Ora, se Humza Yousaf finisse per spuntarla, cosa accadrebbe se, una mamma, dentro casa, dicesse a uno dei propri figli che l’aborto è una porcheria, e il matrimonio è fra un uomo e una donna, mentre la vicina lesbica, che ha abortito due anni fa, chiamasse il numero dedicato degli sbirri guardoni scozzesi mantenuti dai contribuenti? Ma succederebbe la medesima cosa se io chiamassi quel numerino magico per denunciare l’inquilino del terzo piano che l’altro giorno bestemmiava come un demone e la giurava a quegli “invasati” dei pro lifer? A parte il fatto che io non telefonerei mai, l’hate speech è il coltello tenuto dalla parte del manico da chi detiene il potere.

Ma c’è altro. La voglia assurda di Humza Yousaf non è solo quella di mettere tutti e ciascuno sotto intercettazione: è soprattutto l’idea che nessuno possa e debba sottrarsi al controllore ed educare i figli. È l’idea robespierriana del Comitato di Salute Pubblica che sa sempre, e in anticipo, cosa sia bene per i cittadini, ai quali spetta soltanto pagare quel servizio non richiesto con le tasse e con la vita, se sono duri di orecchie. È l’idea giacobina di una “virtù pubblica” stabilita a tavolino e ripetuta a intervalli regolari dalla voce del padrone che dal minareto del potere incontrastato salmodia il catechismo civico del cittadino perfetto, quello prono.
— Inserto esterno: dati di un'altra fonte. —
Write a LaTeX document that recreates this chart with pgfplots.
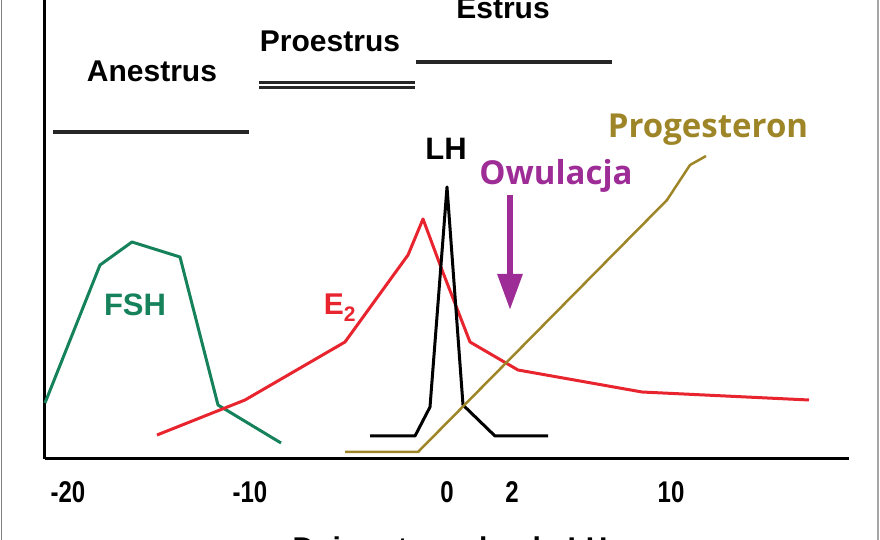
\documentclass[border=0pt]{standalone}
\usepackage{pgfplots}
\pgfplotsset{compat=1.18}
\usepackage{fontspec}
\setmainfont{Liberation Sans}
\newfontfamily\osans{Open Sans}
\usetikzlibrary{arrows.meta}
\definecolor{fshc}{RGB}{22,130,92}
\definecolor{e2c}{RGB}{232,36,46}
\definecolor{progc}{RGB}{158,134,40}
\definecolor{purp}{RGB}{158,44,150}
\newcommand\tl[1]{\scalebox{0.8}[1]{\fontsize{30bp}{34bp}\selectfont\bfseries #1}}
\begin{document}
\begin{tikzpicture}
\begin{axis}[
  scale only axis, width=804bp, height=459bp,
  xmin=45, xmax=849, ymin=81, ymax=540,
  axis x line=bottom, axis y line=left,
  axis line style={-, line width=3bp, black},
  xtick={68,250,447,512,671},
  xticklabels={\tl{-20},\tl{-10},\tl{0},\tl{2},\tl{10}},
  ytick=\empty,
  major tick length=0pt,
  xticklabel style={yshift=-19bp},
  clip=false,
]
% frame
\addplot[gray, line width=1.5bp] coordinates {(1.5,0) (1.5,540)};
\addplot[gray!70, line width=1.5bp] coordinates {(878,0) (878,540)};
% stage lines
\addplot[black!85, line width=4.5bp] coordinates {(53,408) (249,408)};
\addplot[black!85, line width=2.8bp] coordinates {(259,457.5) (415,457.5)};
\addplot[black!85, line width=2.8bp] coordinates {(259,452.3) (415,452.3)};
\addplot[black!85, line width=4.5bp] coordinates {(416,478) (612,478)};
% curves
\addplot[fshc, line width=3bp, line join=round] coordinates {(45,137) (100,275) (132,298) (180,283) (218,135) (281,97)};
\addplot[e2c, line width=3bp, line join=round] coordinates {(157,105) (245,140) (345,198) (408,285) (423,321) (442,270) (470,198) (518,170) (642,148) (809,140)};
\addplot[black, line width=3bp, line join=round] coordinates {(370,104) (415,104) (430,133) (447,353) (463,135) (495,104) (548,104)};
\addplot[progc, line width=2.5bp, line join=round] coordinates {(345,88) (418,88) (667,340) (690,375) (706,384)};
% ovulation arrow
\addplot[purp, line width=6bp, -{Triangle[length=36bp, width=24bp]}] coordinates {(510,345) (510,230)};
% labels
\node[anchor=base, font=\fontsize{30bp}{36bp}\selectfont\bfseries] at (axis cs:152,458) {Anestrus};
\node[anchor=base, font=\fontsize{30bp}{36bp}\selectfont\bfseries] at (axis cs:330,488) {Proestrus};
\node[anchor=base, font=\fontsize{30bp}{36bp}\selectfont\bfseries] at (axis cs:503,521) {Estrus};
\node[anchor=base, font=\fontsize{31bp}{36bp}\selectfont\bfseries, text=fshc] at (axis cs:135,224) {FSH};
\node[anchor=base, font=\fontsize{30bp}{36bp}\selectfont\bfseries, text=e2c] at (axis cs:340,225) {E\textsubscript{2}};
\node[anchor=base, font=\fontsize{31bp}{36bp}\selectfont\bfseries, text=black] at (axis cs:446,380) {LH};
\node[anchor=base, font=\fontsize{33bp}{40bp}\selectfont\osans\bfseries, text=purp] at (axis cs:556,355) {Owulacja};
\node[anchor=base, font=\fontsize{33bp}{40bp}\selectfont\osans\bfseries, text=progc] at (axis cs:708,402) {Progesteron};
\node[anchor=north, font=\fontsize{30bp}{36bp}\selectfont\bfseries] at (axis cs:450,7) {Dni w stosunku do LH};
\coordinate (BL) at (axis cs:0,0);
\coordinate (TR) at (axis cs:880,540);
\end{axis}
\pgfresetboundingbox
\useasboundingbox (BL) rectangle (TR);
\end{tikzpicture}
\end{document}
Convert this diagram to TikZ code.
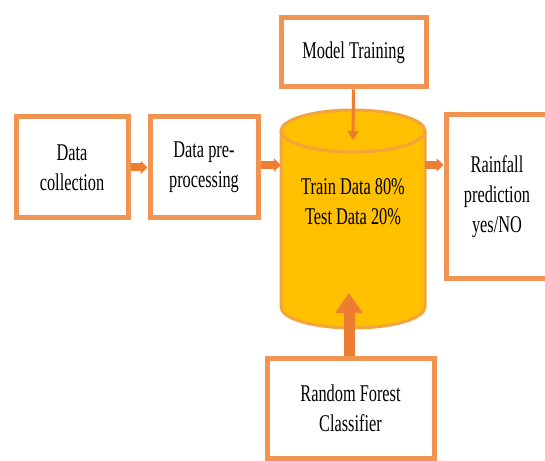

È l’omologazione sempre ricercata dal potere per meglio tiranneggiare le persone, facendosi ringraziare. Inutile aggiungere che Maximilien Robespierre e il suo famigerato Comitato erano solo una cricca di furfanti omicidi.

Il futuro che bolle nella pentola dei vari Humza Yousaf è insomma la Los Angeles distopica del 2032 di Demolition Man, film firmato nel 1993 dal milanese Marco Brambilla, dove la società sterilizzata e neopuritana multa persino chi dice una parolaccina per strada mediante un sofisticatissimo sistema di controllo ubiquo. La cosa triste, però, è che il ministro Humza Yousaf non è affatto un mostro della fantascienza. È reale, e governa. Per questo bisogna garantire la libertà a tutti di dire quel che vogliono, persino se fosse folle od osceno, fintanto che le parole non travalicano in fatti, laddove interviene la legge ordinaria senza bisogno di spioni, guardoni e ducetti con le manette speciali. Sia in Scozia sia in Italia, dove aleggiano le proposte di legge dell’on. Alessandro Zan.